Das Boot des Seglers - Baby, Freundin, Heiligtum

Das Boot des Seglers - Baby, Freundin, Heiligtum
Sie sind jung, aber erprobt. Denn sie müssen nicht nur eine Olympiaregatta durchhalten, sondern auch schon bewiesen haben, dass sie schnell sind - und speziell. Die Boote von Österreichs Rio-Seglern heißen Gloriosa, Lambada, Hildegard und Rey, sie sind Baby, Freundin oder Heiligtum für ihre Besatzung.

Gloriosa heißt das Boot der 470er-Seglerinnen Lara Vadlau/Jolanta Ogar. "Wir haben über wirklich verrückte, dumme Namen nachgedacht. Dann haben wir gesagt, nein, bei Olympia muss es ein stolzer Name sein. Auf Facebook haben wir einen Contest gemacht und das war ein Vorschlag", erzählte Ogar. "Es steckt Glory drinnen und Rio, wir mögen diesen Namen."

Sie behandelt Gloriosa wie eine Person, nicht wie einen Gegenstand. "Ich bin immer die Erste, die beim Boot ist. Ich decke sie ab und dann haben wir zwei immer ein kleines Gespräch. Das Boot hat eine Seele, ich glaube daran." Da die Verhältnisse oft auch schwierig seien, habe das Wassergefährt kein leichtes Leben. "Lara und ich motivieren sie dann vor dem letzten Rennen: 'Wir können das', sagen wir zu ihr."
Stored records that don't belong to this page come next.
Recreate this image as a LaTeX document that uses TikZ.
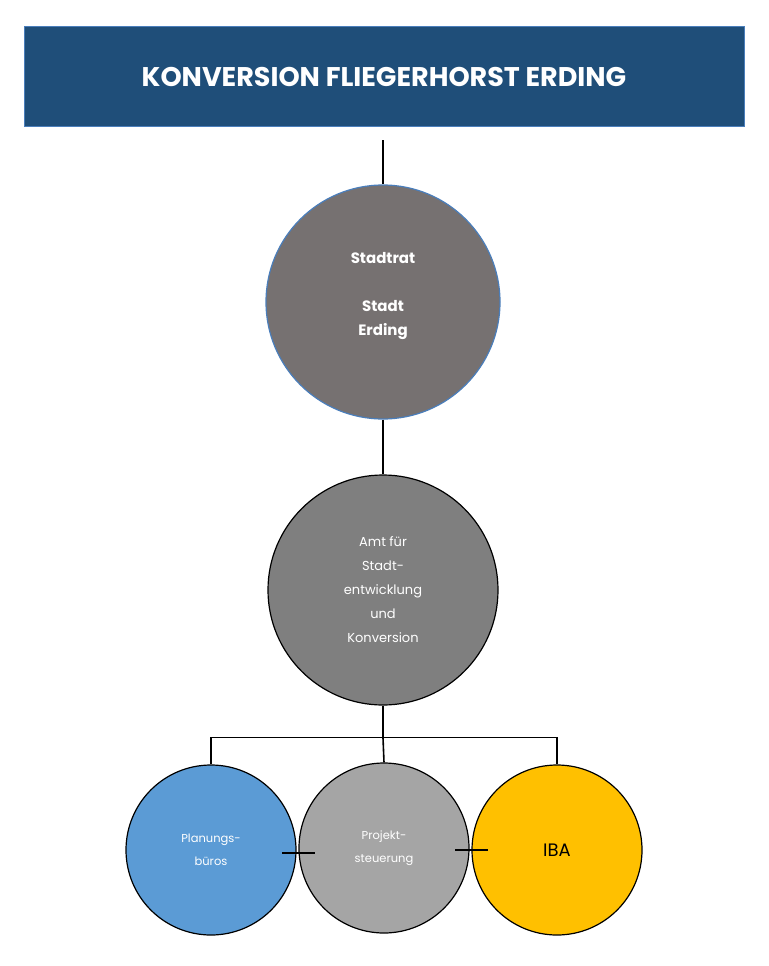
\documentclass[tikz,border=0pt]{standalone}
\usepackage{fontspec}
\setmainfont{Poppins}
\definecolor{titleblue}{HTML}{1F4E79}
\definecolor{rimblue}{HTML}{4A7EBB}
\definecolor{ratgray}{HTML}{767171}
\definecolor{amtgray}{HTML}{7F7F7F}
\definecolor{planblue}{HTML}{5B9BD5}
\definecolor{steugray}{HTML}{A5A5A5}
\definecolor{ibagold}{HTML}{FFC000}
\tikzset{
    link/.style={line width=1.6pt},
    orgcircle/.style={circle, draw=black, line width=1.2pt, text=white, align=center, inner sep=0pt}
}
\begin{document}
\begin{tikzpicture}[x=1pt, y=-1pt]
    \useasboundingbox[fill=white] (0, 0) rectangle (768, 966);

    \node[draw=rimblue, fill=titleblue, line width=1pt, minimum width=720pt, minimum height=99pt,
          text=white, font=\fontsize{27}{30}\selectfont\bfseries] (title) at (384, 76.5) {KONVERSION FLIEGERHORST ERDING};

    \node[orgcircle, draw=rimblue, fill=ratgray, minimum size=234pt, font=\fontsize{15}{18}\selectfont\bfseries] (rat) at (383, 302) {};
    \node[text=white, font=\fontsize{15}{18}\selectfont\bfseries] at (383, 258) {Stadtrat};
    \node[text=white, font=\fontsize{15}{18}\selectfont\bfseries, align=center] at (383, 320) {Stadt\\[6pt]Erding};

    \node[orgcircle, fill=amtgray, minimum size=230pt, font=\fontsize{13}{26}\selectfont] (amt) at (383, 590)
        {Amt für\\[-2pt]Stadt-\\[-2pt]entwicklung\\[-2pt]und\\[-2pt]Konversion};

    \node[orgcircle, fill=planblue, minimum size=170pt, font=\fontsize{11.5}{23}\selectfont] (plan) at (211, 850) {Planungs-\\büros};
    \node[orgcircle, fill=steugray, minimum size=170pt, font=\fontsize{11.5}{23}\selectfont] (steu) at (384, 848) {Projekt-\\steuerung};
    \node[orgcircle, fill=ibagold, text=black, minimum size=170pt, font=\fontsize{18}{20}\selectfont] (iba) at (557, 850) {IBA};

    % connectors
    \coordinate (top) at (383, 140);
    \coordinate (bus) at (383, 738);
    \draw[link] (top) -- (rat.north);
    \draw[link] (rat.south) -- (amt.north);
    \draw[link] (amt.south) -- (bus);
    \draw[link] (plan.north) -- ++(0, -27) -| (iba.north);
    \draw[link] (bus) -- (steu.north);
    \draw[link] (282, 853) -- (315, 853);
    \draw[link] (455, 850) -- (488, 850);
\end{tikzpicture}
\end{document}
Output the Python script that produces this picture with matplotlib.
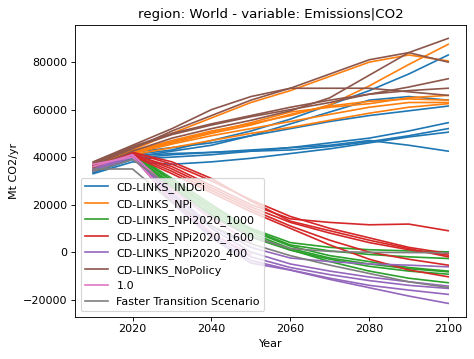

"Sie ist unser Baby, wir kümmern uns um sie und spielen mit ihr", beschrieb Vorschotern Tanja Frank den Nacra 17 namens Lambada. Sie ist die "Neueste" und bekam den Vorzug gegenüber Coco. "Ein Familienmitglied. Wahrscheinlich verbringe ich mehr Zeit mit dem Boot als mit meiner Freundin. Sie ist unser Baby, wir putzen sie, waschen sie, bauen auf und ab. Es ist ein kleines Heiligtum und es tut auch persönlich weh, wenn es gecrasht wird. Dann muss man quasi ein Pflaster draufpicken", gibt Steuermann Thomas Zajac einen guten Papa ab.

Bei aller Liebe gibt es aber auch Grenzen. "Das Gefühl muss da sein, wir spüren es in Beinen und Händen, ob sie fährt oder nicht. Wenn sie lange Zeit nicht fahren würde, würde man das Baby vielleicht tauschen." Der Wert sei in jedem Fall viel höher als der Preis, denn man investiere extrem viel Zeit, es individuell herzurichten. "Wenn es verloren geht, bekommt man nie im Leben das, was man an Energie reingesteckt hat", weiß Zajac.

Stets alte Namen wählen Matthias Schmid und Florian Reichstädter, so Waltraud, Monika, Gertrude und Hildegard. "Was modern ist, wird man morgen wissen, klassische Namen haben einen guter Wiedererkennungswert", sagte 470er-Steuermann Schmid. "Für Olympia wurde es Hildegard. Weil sie die Jüngste ist und hoffentlich noch 14 Tage durchhält."

"Mit der Taufe bekommen die Damen den Namen. Wir sprechen mit ihr, sie ist ein Partner des Teams, wir brauchen sie", zählte Schmid auf, wie wichtig das Boot ist. Man widme Hildegard viel Zeit, im Gegenzug "muss sie schnell mit uns fahren".

Vorschoter Reichstädter erzählte, dass man auch Reparaturen selber durchführe. "Man muss auf sie aufpassen und sie pflegen. Bei der Nachbetreuung können wir mittlerweile schon ein paar Sachen abgeben, weil wir wissen, ein Bootsbauer kann das besser reparieren. Aber im Endeffekt arbeiten wir lieber selber am eigenen Boot."

Auch Nico Delle Karth hat mit dem Boot neben seiner Lebensgefährtin eine weitere "Partnerin fürs Leben" gefunden. "Mit ihr verbringe ich wahrscheinlich mehr Zeit als mit meiner Freundin", sagte auch der Tiroler. "Zu jedem einzelnen Boot habe ich eine spezielle Beziehung. Eigentlich ist ein Boot für mich mehr ein Gefühl als was Anfassbares. Da wir viele Boote haben und viele testen, habe ich mit jedem etwas Spezielles erlebt."

Benannt sind die Boote nach berühmten Filmfiguren. "In Rio segeln wir mit Rey. Vermutlich ist das die Tochter von Luke Skywalker, das weiß man noch nicht", erläuterte Delle Karth, dass der Name aus "Star Wars: Das Erwachen der Macht" herrührt. In ihren Reihen haben sie auch Daenerys (benannt nach einer Figur aus Game of Thrones) und Katniss (Hunger Games).